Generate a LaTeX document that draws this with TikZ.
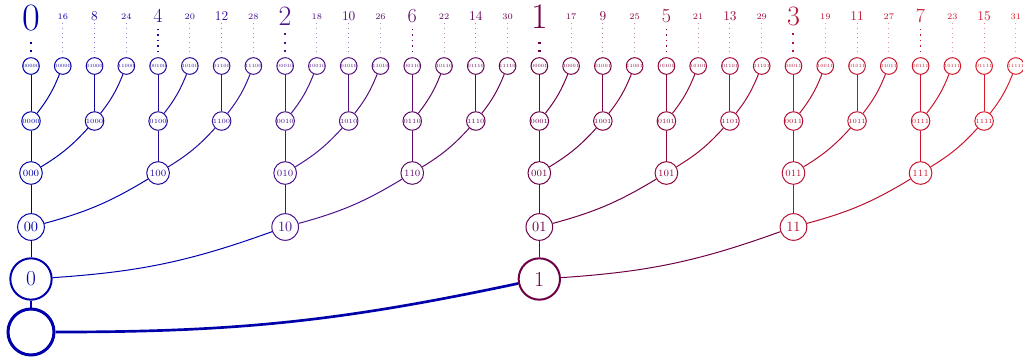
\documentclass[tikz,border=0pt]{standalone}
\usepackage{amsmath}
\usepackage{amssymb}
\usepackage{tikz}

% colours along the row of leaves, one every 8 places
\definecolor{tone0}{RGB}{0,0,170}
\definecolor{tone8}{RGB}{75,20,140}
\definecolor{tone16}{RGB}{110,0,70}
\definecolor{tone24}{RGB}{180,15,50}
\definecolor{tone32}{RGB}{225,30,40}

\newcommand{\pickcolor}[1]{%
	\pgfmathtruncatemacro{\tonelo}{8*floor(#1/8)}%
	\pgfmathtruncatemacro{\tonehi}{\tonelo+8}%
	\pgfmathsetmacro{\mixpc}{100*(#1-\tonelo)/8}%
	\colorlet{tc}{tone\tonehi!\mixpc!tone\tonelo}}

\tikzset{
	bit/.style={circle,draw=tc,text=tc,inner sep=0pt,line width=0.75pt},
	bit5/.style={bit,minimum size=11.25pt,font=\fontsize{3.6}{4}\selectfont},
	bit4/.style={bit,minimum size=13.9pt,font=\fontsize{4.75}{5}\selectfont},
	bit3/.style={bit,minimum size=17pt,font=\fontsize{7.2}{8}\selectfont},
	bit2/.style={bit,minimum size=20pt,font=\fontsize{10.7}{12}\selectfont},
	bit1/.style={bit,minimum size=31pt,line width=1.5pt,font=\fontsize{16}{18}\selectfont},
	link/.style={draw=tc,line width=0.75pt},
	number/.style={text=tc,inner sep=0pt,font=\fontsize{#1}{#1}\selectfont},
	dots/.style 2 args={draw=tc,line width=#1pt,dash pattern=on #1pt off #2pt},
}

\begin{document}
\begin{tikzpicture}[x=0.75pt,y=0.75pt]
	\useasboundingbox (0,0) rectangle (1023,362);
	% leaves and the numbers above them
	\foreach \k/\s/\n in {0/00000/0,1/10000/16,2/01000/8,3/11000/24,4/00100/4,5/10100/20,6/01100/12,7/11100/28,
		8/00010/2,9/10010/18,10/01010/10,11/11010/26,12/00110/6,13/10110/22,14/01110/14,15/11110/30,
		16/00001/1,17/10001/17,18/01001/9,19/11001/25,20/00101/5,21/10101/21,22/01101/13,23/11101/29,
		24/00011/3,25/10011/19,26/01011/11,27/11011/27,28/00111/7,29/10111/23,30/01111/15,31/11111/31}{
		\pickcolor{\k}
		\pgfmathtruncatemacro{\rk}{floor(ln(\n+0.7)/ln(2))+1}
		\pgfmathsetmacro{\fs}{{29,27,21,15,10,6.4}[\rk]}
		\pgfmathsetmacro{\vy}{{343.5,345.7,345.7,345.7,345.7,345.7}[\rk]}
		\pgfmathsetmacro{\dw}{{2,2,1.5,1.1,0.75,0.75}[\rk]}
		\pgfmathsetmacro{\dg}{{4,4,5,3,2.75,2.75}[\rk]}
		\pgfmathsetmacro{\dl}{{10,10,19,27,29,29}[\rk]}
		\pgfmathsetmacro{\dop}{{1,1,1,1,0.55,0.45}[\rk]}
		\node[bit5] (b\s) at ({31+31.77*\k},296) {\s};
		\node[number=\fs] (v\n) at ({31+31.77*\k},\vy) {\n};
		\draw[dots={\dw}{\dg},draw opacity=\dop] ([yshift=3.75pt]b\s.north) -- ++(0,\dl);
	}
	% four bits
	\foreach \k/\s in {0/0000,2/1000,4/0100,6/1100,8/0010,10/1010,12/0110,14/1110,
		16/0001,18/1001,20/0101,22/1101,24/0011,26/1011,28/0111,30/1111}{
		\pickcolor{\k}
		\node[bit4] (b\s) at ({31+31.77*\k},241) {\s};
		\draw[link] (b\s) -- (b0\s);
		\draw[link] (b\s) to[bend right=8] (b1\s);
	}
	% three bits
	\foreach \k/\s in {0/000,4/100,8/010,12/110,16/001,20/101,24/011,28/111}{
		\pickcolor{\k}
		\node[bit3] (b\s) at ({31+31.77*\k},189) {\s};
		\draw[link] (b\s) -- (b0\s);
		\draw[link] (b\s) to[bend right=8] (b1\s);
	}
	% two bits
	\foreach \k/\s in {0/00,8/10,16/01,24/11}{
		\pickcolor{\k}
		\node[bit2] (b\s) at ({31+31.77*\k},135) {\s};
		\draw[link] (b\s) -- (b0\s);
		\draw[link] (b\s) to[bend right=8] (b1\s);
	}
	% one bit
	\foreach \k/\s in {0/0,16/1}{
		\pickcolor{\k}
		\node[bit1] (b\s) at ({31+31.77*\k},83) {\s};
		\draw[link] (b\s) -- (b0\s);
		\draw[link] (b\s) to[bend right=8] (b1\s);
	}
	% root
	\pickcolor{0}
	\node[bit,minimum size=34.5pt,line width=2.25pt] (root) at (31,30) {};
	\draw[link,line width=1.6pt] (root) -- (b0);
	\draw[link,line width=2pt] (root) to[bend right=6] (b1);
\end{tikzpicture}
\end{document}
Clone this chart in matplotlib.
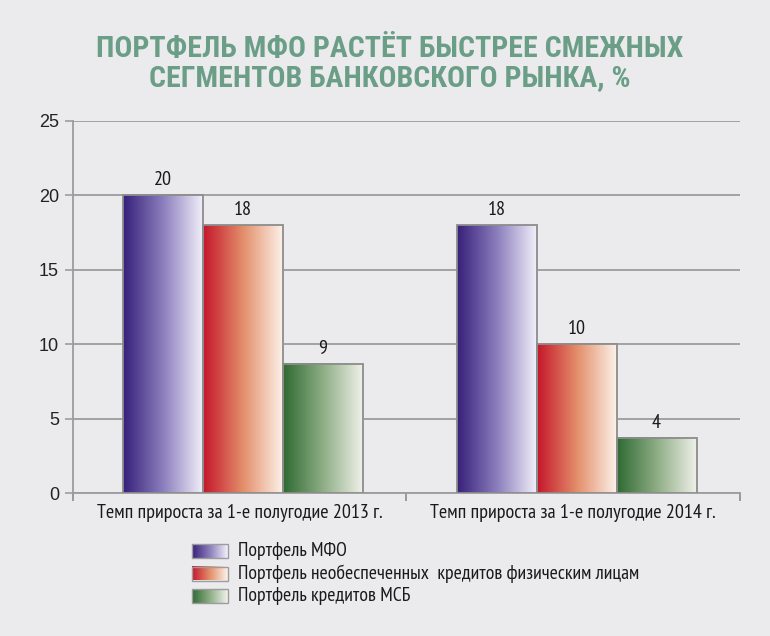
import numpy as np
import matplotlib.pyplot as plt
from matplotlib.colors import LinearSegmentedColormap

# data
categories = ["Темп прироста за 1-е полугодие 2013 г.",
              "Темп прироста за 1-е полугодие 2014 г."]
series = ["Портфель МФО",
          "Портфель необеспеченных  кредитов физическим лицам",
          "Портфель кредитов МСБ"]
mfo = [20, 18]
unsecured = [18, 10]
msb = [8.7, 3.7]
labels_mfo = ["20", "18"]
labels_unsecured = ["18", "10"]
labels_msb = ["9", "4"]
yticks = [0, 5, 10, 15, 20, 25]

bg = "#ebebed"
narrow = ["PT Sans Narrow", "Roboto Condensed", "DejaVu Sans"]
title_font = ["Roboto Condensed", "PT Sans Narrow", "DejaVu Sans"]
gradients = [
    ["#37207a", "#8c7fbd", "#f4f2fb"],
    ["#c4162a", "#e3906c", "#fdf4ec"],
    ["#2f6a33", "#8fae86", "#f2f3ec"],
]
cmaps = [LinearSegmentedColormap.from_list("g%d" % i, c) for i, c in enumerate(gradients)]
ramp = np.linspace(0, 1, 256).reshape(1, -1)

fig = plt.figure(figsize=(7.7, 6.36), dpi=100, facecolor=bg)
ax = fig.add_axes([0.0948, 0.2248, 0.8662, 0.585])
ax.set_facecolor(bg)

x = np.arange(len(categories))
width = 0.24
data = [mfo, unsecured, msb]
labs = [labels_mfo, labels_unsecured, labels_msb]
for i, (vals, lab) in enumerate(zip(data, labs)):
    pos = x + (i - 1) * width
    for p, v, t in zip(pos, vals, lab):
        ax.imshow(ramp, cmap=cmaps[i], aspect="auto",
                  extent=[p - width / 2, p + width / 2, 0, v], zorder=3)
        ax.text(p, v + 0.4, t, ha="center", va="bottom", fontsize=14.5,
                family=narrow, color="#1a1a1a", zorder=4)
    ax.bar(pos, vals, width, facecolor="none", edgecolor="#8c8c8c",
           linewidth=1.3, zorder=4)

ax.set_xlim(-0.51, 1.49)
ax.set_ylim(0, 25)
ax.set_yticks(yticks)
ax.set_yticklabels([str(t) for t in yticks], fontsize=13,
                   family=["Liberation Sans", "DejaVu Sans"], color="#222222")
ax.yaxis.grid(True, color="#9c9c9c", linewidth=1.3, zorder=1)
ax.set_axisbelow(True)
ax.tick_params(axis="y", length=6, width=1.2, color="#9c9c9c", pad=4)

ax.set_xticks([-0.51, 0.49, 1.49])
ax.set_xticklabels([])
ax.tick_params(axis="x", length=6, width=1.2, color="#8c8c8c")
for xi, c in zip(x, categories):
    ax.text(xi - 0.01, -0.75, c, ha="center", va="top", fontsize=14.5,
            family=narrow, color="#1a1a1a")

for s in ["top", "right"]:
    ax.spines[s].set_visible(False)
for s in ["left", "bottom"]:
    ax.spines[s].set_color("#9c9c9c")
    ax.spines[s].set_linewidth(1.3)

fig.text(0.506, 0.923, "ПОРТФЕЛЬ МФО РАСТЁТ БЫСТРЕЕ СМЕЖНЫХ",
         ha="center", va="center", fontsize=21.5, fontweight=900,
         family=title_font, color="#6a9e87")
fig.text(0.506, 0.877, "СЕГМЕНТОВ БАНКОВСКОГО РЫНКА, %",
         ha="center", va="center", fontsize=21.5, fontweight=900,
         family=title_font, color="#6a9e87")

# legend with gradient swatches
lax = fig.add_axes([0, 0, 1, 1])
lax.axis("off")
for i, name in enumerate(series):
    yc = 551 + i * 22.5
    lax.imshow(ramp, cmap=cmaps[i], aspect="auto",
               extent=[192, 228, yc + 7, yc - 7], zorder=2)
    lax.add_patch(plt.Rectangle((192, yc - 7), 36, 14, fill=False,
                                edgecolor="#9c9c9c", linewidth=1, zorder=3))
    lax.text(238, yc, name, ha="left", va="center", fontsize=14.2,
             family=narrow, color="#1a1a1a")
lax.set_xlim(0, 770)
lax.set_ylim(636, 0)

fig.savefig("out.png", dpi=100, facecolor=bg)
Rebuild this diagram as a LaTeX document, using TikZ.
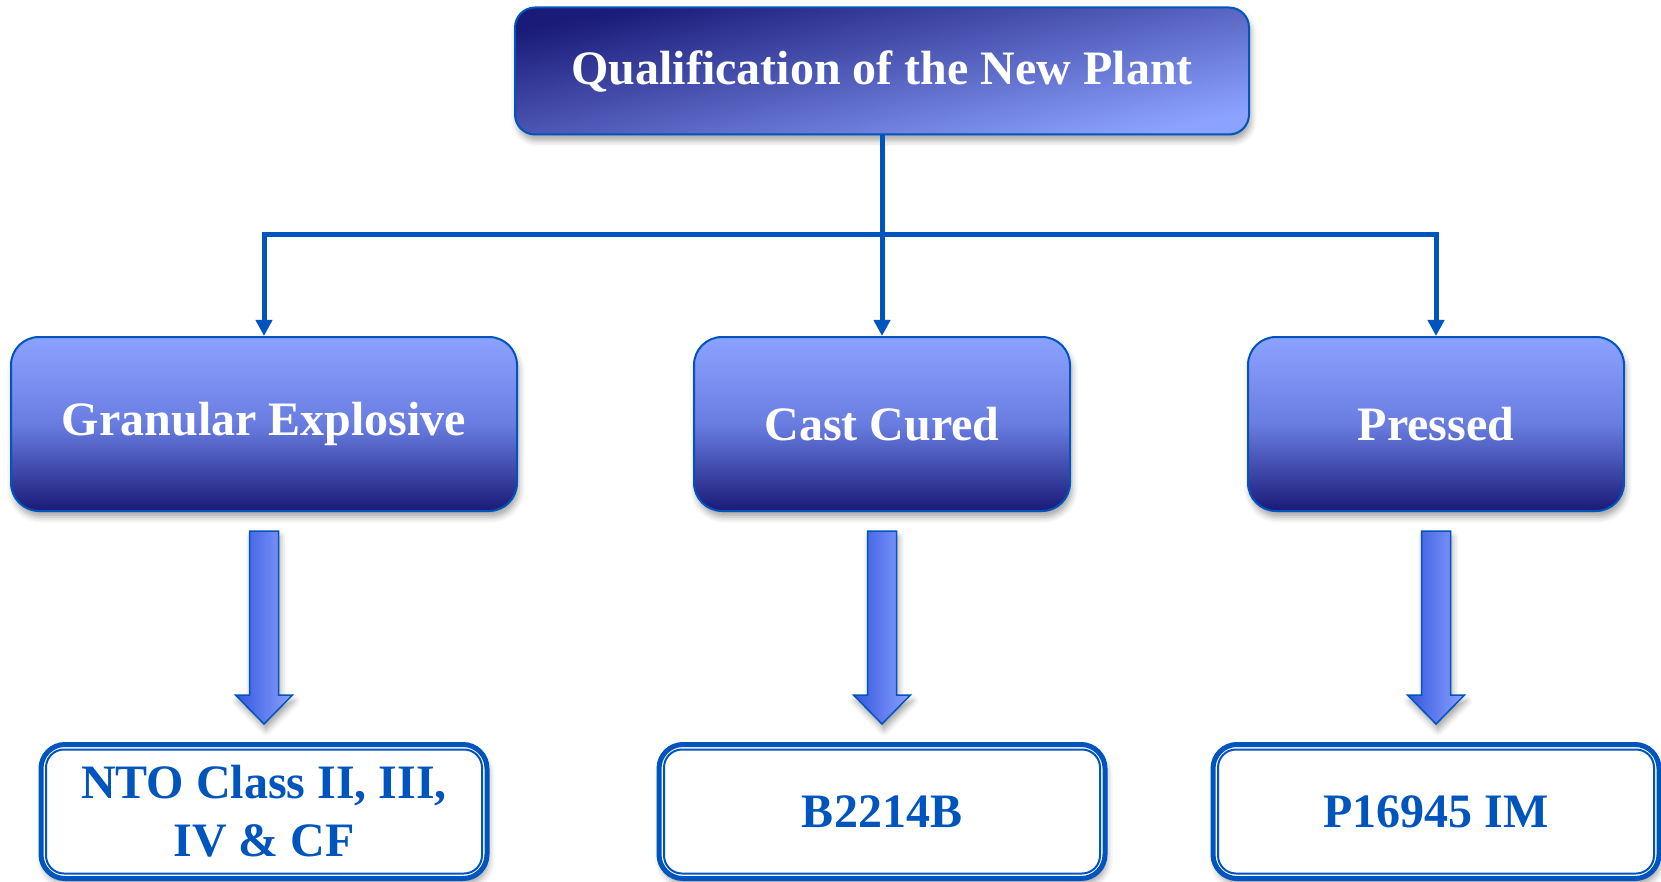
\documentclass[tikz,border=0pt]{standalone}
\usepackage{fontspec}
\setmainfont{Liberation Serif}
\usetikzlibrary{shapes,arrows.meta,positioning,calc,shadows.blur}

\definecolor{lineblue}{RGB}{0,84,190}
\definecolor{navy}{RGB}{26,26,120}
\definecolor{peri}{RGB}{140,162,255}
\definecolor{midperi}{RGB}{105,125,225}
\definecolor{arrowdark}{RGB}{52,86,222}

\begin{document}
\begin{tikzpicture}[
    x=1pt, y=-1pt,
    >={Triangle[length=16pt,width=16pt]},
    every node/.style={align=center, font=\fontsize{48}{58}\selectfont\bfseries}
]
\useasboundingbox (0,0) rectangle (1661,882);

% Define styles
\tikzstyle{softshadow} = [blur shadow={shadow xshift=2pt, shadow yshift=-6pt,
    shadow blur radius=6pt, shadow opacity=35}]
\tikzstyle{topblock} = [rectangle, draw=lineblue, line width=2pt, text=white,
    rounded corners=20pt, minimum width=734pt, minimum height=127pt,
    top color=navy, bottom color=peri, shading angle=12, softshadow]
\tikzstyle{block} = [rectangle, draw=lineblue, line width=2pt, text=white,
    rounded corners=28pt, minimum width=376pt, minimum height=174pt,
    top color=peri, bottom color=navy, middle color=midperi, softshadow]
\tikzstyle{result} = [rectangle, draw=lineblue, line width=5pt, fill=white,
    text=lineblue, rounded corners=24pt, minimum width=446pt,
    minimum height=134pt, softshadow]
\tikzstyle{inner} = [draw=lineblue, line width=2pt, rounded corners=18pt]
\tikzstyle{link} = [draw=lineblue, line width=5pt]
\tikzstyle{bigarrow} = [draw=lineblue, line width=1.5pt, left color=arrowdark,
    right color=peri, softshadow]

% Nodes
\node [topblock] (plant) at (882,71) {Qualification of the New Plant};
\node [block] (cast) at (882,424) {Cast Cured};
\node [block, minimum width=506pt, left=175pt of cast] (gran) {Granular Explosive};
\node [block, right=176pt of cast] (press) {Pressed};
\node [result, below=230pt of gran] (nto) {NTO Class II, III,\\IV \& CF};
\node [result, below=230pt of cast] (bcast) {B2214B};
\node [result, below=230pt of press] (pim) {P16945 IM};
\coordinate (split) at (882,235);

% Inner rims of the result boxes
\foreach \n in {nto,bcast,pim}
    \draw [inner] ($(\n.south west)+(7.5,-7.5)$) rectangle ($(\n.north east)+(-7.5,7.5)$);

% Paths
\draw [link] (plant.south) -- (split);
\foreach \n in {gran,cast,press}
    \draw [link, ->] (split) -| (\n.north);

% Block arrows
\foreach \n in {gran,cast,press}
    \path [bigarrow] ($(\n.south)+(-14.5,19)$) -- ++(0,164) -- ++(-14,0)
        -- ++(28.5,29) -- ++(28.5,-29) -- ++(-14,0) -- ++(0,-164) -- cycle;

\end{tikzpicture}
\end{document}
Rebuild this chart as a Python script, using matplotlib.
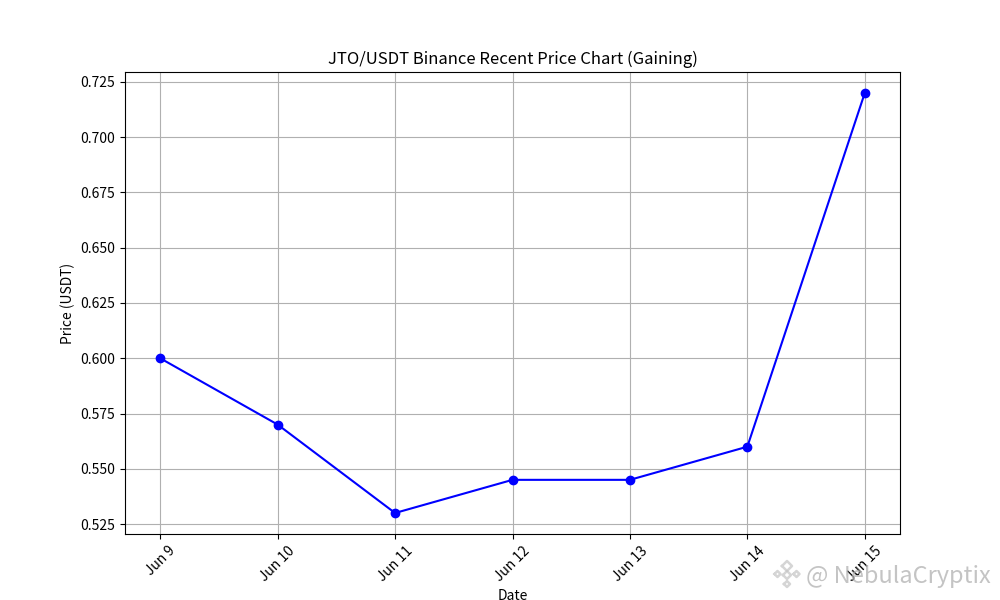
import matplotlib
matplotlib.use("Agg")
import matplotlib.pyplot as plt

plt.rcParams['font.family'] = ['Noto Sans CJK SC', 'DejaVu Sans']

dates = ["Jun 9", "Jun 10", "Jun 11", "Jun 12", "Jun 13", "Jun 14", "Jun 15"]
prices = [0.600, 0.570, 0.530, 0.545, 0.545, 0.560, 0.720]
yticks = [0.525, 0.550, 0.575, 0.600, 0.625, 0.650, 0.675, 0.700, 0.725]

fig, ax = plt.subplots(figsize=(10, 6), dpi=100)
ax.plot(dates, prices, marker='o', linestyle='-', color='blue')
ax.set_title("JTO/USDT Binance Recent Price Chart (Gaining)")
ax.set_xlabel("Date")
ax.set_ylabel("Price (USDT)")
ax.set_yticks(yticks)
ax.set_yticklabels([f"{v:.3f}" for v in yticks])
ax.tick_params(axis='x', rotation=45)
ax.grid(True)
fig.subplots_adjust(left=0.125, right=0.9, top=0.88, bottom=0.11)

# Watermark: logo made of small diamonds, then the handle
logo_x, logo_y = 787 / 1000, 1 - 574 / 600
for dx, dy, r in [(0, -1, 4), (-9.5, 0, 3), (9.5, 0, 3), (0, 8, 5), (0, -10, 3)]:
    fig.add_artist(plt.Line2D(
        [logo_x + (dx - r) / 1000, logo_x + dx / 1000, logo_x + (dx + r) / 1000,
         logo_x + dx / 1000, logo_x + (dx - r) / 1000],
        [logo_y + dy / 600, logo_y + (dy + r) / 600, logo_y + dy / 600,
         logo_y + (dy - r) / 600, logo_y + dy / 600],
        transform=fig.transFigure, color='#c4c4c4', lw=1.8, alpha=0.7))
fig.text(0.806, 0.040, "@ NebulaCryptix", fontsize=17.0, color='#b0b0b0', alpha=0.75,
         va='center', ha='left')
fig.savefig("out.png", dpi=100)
# # #
Do this
From the records above, quote word for word only the lines beginning at the line that has "Clone this chart in matplotlib." and stopping after the line that has "yticks = [0, 5, 10, 15, 20, 25]". Omit the pictures.

Problem solution
Clone this chart in matplotlib.
import numpy as np
import matplotlib.pyplot as plt
from matplotlib.colors import LinearSegmentedColormap

# data
categories = ["Темп прироста за 1-е полугодие 2013 г.",
              "Темп прироста за 1-е полугодие 2014 г."]
series = ["Портфель МФО",
          "Портфель необеспеченных  кредитов физическим лицам",
          "Портфель кредитов МСБ"]
mfo = [20, 18]
unsecured = [18, 10]
msb = [8.7, 3.7]
labels_mfo = ["20", "18"]
labels_unsecured = ["18", "10"]
labels_msb = ["9", "4"]
yticks = [0, 5, 10, 15, 20, 25]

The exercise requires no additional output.